At least we know where Wright stands on this question, though I hardly think it’s helpful that he chooses to call his view “penal substitution,” for it clearly is not. I could say that I believe in an Augustinian view of grace, just so long as you allow me to define “Augustinian” in a way that amounts to Pelagianism. But at that point I wouldn’t really be affirming Augustinianism. I would just be playing with words so that I could fit in with an evangelical constituency who by and large still prefers the orthodox Augustine to the heretical Pelagius.

I fear this is precisely the kind of word-game that Wright is playing. Yes, he says he holds to “penal substitution,” but he doesn’t mean to affirm that God the Father poured out His wrath on His Son Jesus on the cross. He means something else. Clearly, that “something else” is not really penal substitution.

UPDATE 4/28/07

Wright has affirmed elsewhere a penal substitution view of the atonement (HT: Jim Hamilton):

Wright, Matthew for Everyone:

“The Old Testament prophets speak darkly about the ‘cup of YHWH’s wrath.’ These passages talk of what happens when the one God, grieving over the awful wickedness of the world, steps in at last to give the violent and bloodthirsty, the arrogant and oppressors, the reward for their ways and deeds. It’s as though God’s holy anger against such people is turned into wine: dark, sour wine which will make them drunk and helpless. They will be forced to ‘drink the cup,’ to drain to the dregs the wrath of the God who loves and vindicates the weak and helpless. The shock of this passage is that Jesus speaks of drinking this cup himself” [pp. 60, 61]

From Wright’s Romans commentary:

“No clearer statement is found in Paul, or indeed anywhere else in all early Christian literature, of the early Christian belief that what happened on the cross was the judicial punishment of sin. Taken in conjunction with 8:1 and the whole argument of the passage, not to mention the partial parallels in 2 Cor 5:21 and Gal 3:13, it is clear that Paul intends to say that in Jesus’ death the damnation that sin deserved was meted out fully and finally, so that sinners over whose heads that condemnation had hung might be liberated from this threat once and for all.”

From ch. 12 of Wright’s Jesus and the Victory of God:

“God, because in His mercy He willed to forgive sinful men and, being truly merciful, willed to forgive them righteously, that is, without in any way condoning their sin, purposed to direct against His own very Self in the person of His Son the full weight of that righteous wrath which they deserved.”

I am at a loss as to how one can reconcile these earlier affirmations with what Wright says in “The Cross and the Caricatures.” Wright calls the penal substitution view in PIERCED FOR OUR TRANGRESSIONS “unbiblical.” Wright says his “heart sinks” to read Carson, Packer, and others’ endorsement of the book.
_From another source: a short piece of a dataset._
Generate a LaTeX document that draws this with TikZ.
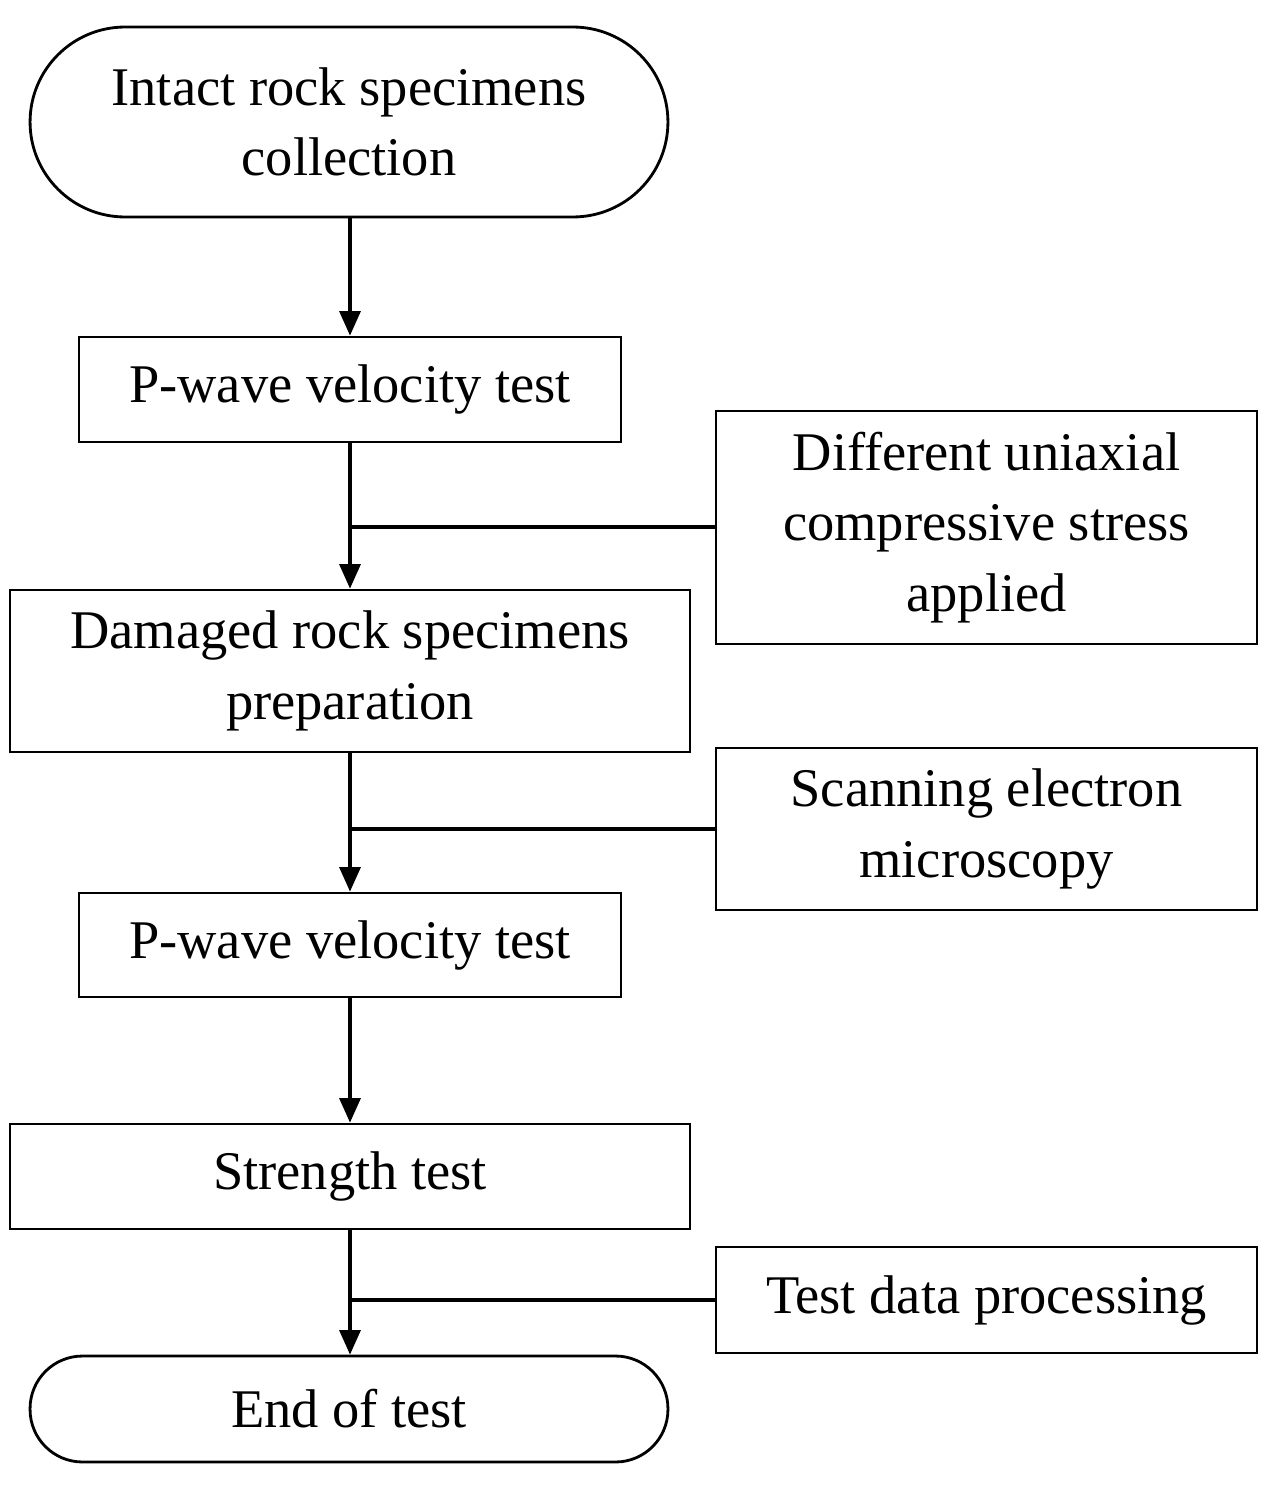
\documentclass[tikz,border=0pt]{standalone}
\usepackage{fontspec}
\setmainfont{Liberation Serif}
\usetikzlibrary{arrows.meta}
\begin{document}
\begin{tikzpicture}[x=0.02cm,y=-0.02cm,
  box/.style={draw,line width=1.6pt,align=center,inner sep=0pt,font=\fontsize{31}{40}\selectfont},
  term/.style={box,rounded corners=1.9cm},
  arr/.style={line width=1.8pt,-{Triangle[length=14pt,width=12pt]}},
  ln/.style={line width=1.8pt}]
\useasboundingbox (0,0) rectangle (1286,1497);
\node[term,minimum width=12.76cm,minimum height=3.8cm] (a) at (349,122) {Intact rock specimens\\collection};
\node[box,minimum width=10.84cm,minimum height=2.1cm] (b) at (350,389.5) {P-wave velocity test};
\node[box,minimum width=10.82cm,minimum height=4.66cm] (s1) at (986.5,527.5) {Different uniaxial\\compressive stress\\applied};
\node[box,minimum width=13.6cm,minimum height=3.24cm] (c) at (350,671) {Damaged rock specimens\\preparation};
\node[box,minimum width=10.82cm,minimum height=3.24cm] (s2) at (986.5,829) {Scanning electron\\microscopy};
\node[box,minimum width=10.84cm,minimum height=2.08cm] (d) at (350,945) {P-wave velocity test};
\node[box,minimum width=13.6cm,minimum height=2.1cm] (e) at (350,1176.5) {Strength test};
\node[box,minimum width=10.82cm,minimum height=2.12cm] (s3) at (986.5,1300) {Test data processing};
\node[term,rounded corners=1.05cm,minimum width=12.76cm,minimum height=2.12cm] (f) at (349,1409) {End of test};
\draw[arr] (a.south-|b.north) -- (b.north);
\draw[arr] (b) -- (c);
\draw[arr] (c) -- (d);
\draw[arr] (d) -- (e);
\draw[arr] (e) -- (f.north-|e.south);
\coordinate (j1) at (350,527); \coordinate (j2) at (350,829); \coordinate (j3) at (350,1300);
\draw[ln] (s1.west|-j1) -- (j1);
\draw[ln] (s2.west|-j2) -- (j2);
\draw[ln] (s3.west) -- (j3);
\end{tikzpicture}
\end{document}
Wright says that “large swath of contemporary evangelicalism” that affirms penal substitution have stopped their ears to the Bible. When you couple those statements with his rejection of the “vengeful father” motif, it becomes very difficult to see (at least for me) how such statements amount to an affirmation of penal substitution. They appear to me to be a rejection of it. So I’m not sure how “The Cross and the Caricatures” fits in with Wright’s earlier expressions.